Thursday, August 21
Bobo-Dioulasso, Burkina Faso
Suzanne had seen so many children growth-stunted by HIV that she had a warped perception of how big kids should be for their age.
The doctor prepared me to meet Jean, an 18-year-old patient, by explaining he looked like he was 10. In reality, he barely passed for an 8-year-old.
Most kids in West Africa who contract HIV from their mother during birth don’t survive until their teenage years. But Jean had defied the odds, staying relatively healthy aside from his young appearance, years after both his parents died. For some reason, HIV had long remained dormant in his body.
But not any more. Now he’s one of the sicker patients at the pediatric AIDS clinic in Bobo-Dioulasso. Jean is fighting lymphoma, amongst the other ailments that have targeted his weakened immune system.
I was visiting the clinic this week because it’s run by doctors with the Baylor International Pediatric AIDS Initiative, which is based in Houston. Jean happened to stop by — not for a check-up, just to say hi — during my visit, and so Suzanne suggested we take her patient to the zoo. I think it was more for my benefit than for his.

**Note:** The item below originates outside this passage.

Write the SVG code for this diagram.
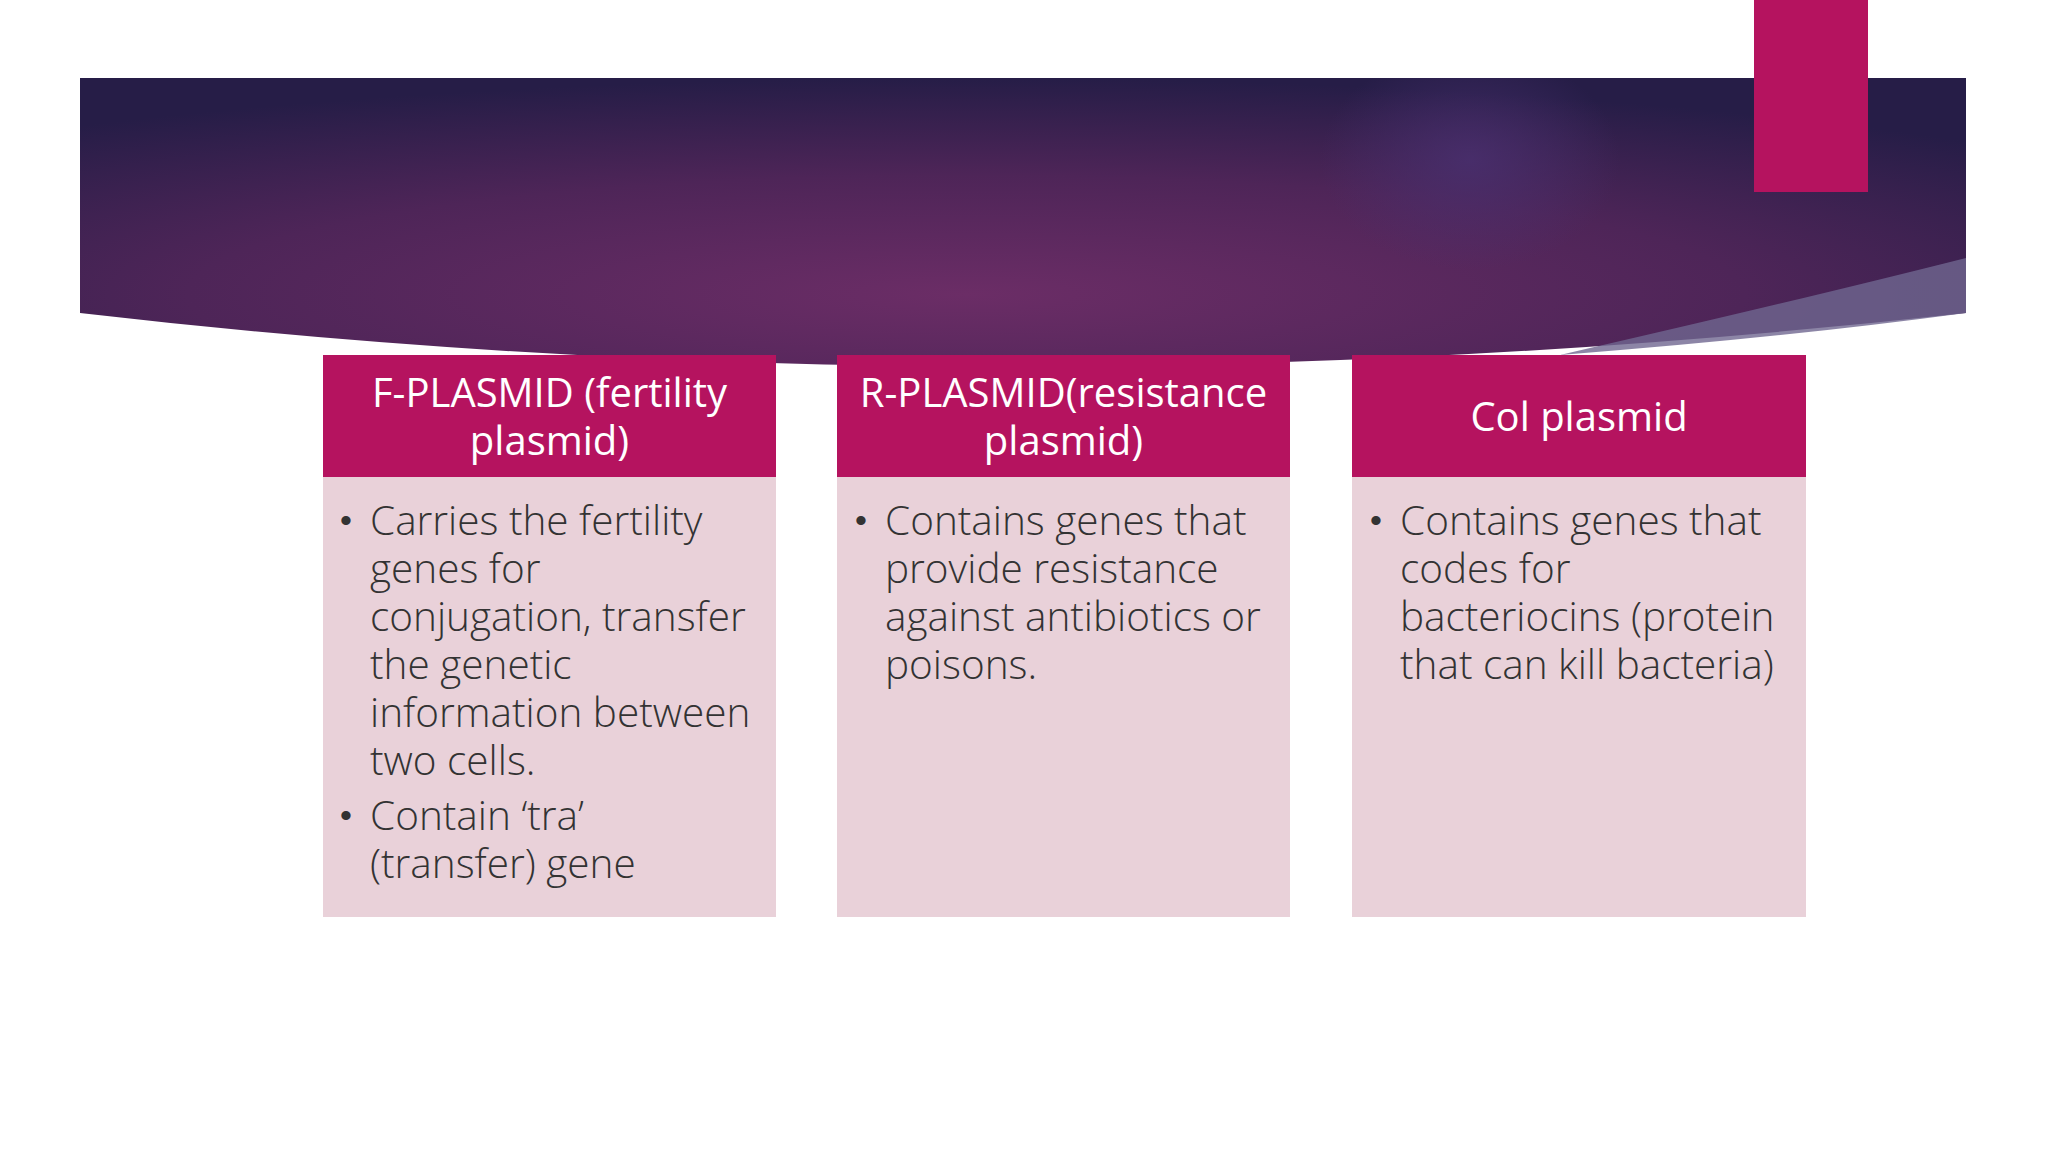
<svg xmlns="http://www.w3.org/2000/svg" width="2048" height="1152" viewBox="0 0 2048 1152">
<defs>
<radialGradient id="bg" cx="0.47" cy="0.75" r="0.75">
<stop offset="0" stop-color="#6b2d66"/>
<stop offset="0.55" stop-color="#4e2558"/>
<stop offset="1" stop-color="#261d47"/>
</radialGradient>
<radialGradient id="glow" cx="0.5" cy="0.5" r="0.5">
<stop offset="0" stop-color="#4a3070" stop-opacity="0.8"/>
<stop offset="1" stop-color="#4a3070" stop-opacity="0"/>
</radialGradient>
<clipPath id="bn"><path d="M80 78 H1966 V313 Q1000 420 80 313 Z"/></clipPath>
<style>
.hd{fill:#b5135f}
.bd{fill:#e9d1d9}
.ht{font-family:"Open Sans","Liberation Sans",sans-serif;font-size:40px;fill:#fff;text-anchor:middle}
.bt{font-family:"Open Sans","Liberation Sans",sans-serif;font-weight:300;font-size:40.5px;fill:#333}
.bu{font-family:"Liberation Sans",sans-serif;font-size:34px;fill:#333}
</style>
</defs>
<rect width="2048" height="1152" fill="#fff"/>
<path d="M80 78 H1966 V313 Q1000 420 80 313 Z" fill="url(#bg)"/>
<ellipse cx="1470" cy="160" rx="150" ry="110" fill="url(#glow)" clip-path="url(#bn)"/>
<path d="M1560 355 Q1800 300 1966 258 V313 Q1780 338 1560 355 Z" fill="#6f6690" opacity="0.8"/>
<rect x="1754" y="0" width="114" height="192" fill="#b5135f"/>
<g id="node1">
<rect class="hd" x="323" y="355" width="453" height="122"/>
<rect class="bd" x="323" y="477" width="453" height="440"/>
<text class="ht" x="549.5" y="407">F-PLASMID (fertility</text>
<text class="ht" x="549.5" y="455">plasmid)</text>
<text class="bu" x="340" y="532">•</text>
<text class="bt"><tspan x="370" y="535">Carries the fertility</tspan><tspan x="370" y="583">genes for</tspan><tspan x="370" y="631">conjugation, transfer</tspan><tspan x="370" y="679">the genetic</tspan><tspan x="370" y="727">information between</tspan><tspan x="370" y="775">two cells.</tspan></text>
<text class="bu" x="340" y="827">•</text>
<text class="bt"><tspan x="370" y="830">Contain ‘tra’</tspan><tspan x="370" y="878">(transfer) gene</tspan></text>
</g>
<g id="node2">
<rect class="hd" x="837" y="355" width="453" height="122"/>
<rect class="bd" x="837" y="477" width="453" height="440"/>
<text class="ht" x="1063.5" y="407">R-PLASMID(resistance</text>
<text class="ht" x="1063.5" y="455">plasmid)</text>
<text class="bu" x="855" y="532">•</text>
<text class="bt"><tspan x="885" y="535">Contains genes that</tspan><tspan x="885" y="583">provide resistance</tspan><tspan x="885" y="631">against antibiotics or</tspan><tspan x="885" y="679">poisons.</tspan></text>
</g>
<g id="node3">
<rect class="hd" x="1352" y="355" width="454" height="122"/>
<rect class="bd" x="1352" y="477" width="454" height="440"/>
<text class="ht" x="1579" y="431">Col plasmid</text>
<text class="bu" x="1370" y="532">•</text>
<text class="bt"><tspan x="1400" y="535">Contains genes that</tspan><tspan x="1400" y="583">codes for</tspan><tspan x="1400" y="631">bacteriocins (protein</tspan><tspan x="1400" y="679">that can kill bacteria)</tspan></text>
</g>
<g id="connectors"/>
</svg>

The “zoo” was largely deserted; we were the only people inside the compound other than a few kids. At the far end, we entered an open cage that was home to a large chimp named Lolita.
Lolita greeted Jean first, then Suzanne, then quickly turned to me, I suppose because I was a new face, or perhaps a new smell. She put her face close to my toes and hung there for a moment, sniffing me out, before slowly running her man-like pointer finger up my leg, coming to a stop at a freckle on my shin. Then she tried to pick it off.
It’s a sign of affection for chimps to take bugs off the skin of those they love, Suzanne explained, and Lolita thought my freckle was a bug.
I’ll admit I was a bit freaked out by Lolita’s attention, and when she started picking at a scab on my leg, I shook her off.
But Jean felt completely at ease with her, letting the chimp touch his face, play with his watch, even steal his medicine out of his pocket.
The last time they had visited, Suzanne said, Lolita had touched Jean’s swollen legs, and Jean began to tell the chimp about his illness, how he was very sick but getting better. This chokes me up a bit, picturing the scene: Jean, with little emotional support other than his doctors, longing to share his story, and Lolita, a lonely, chained chimp in a deserted zoo, willing to love him back.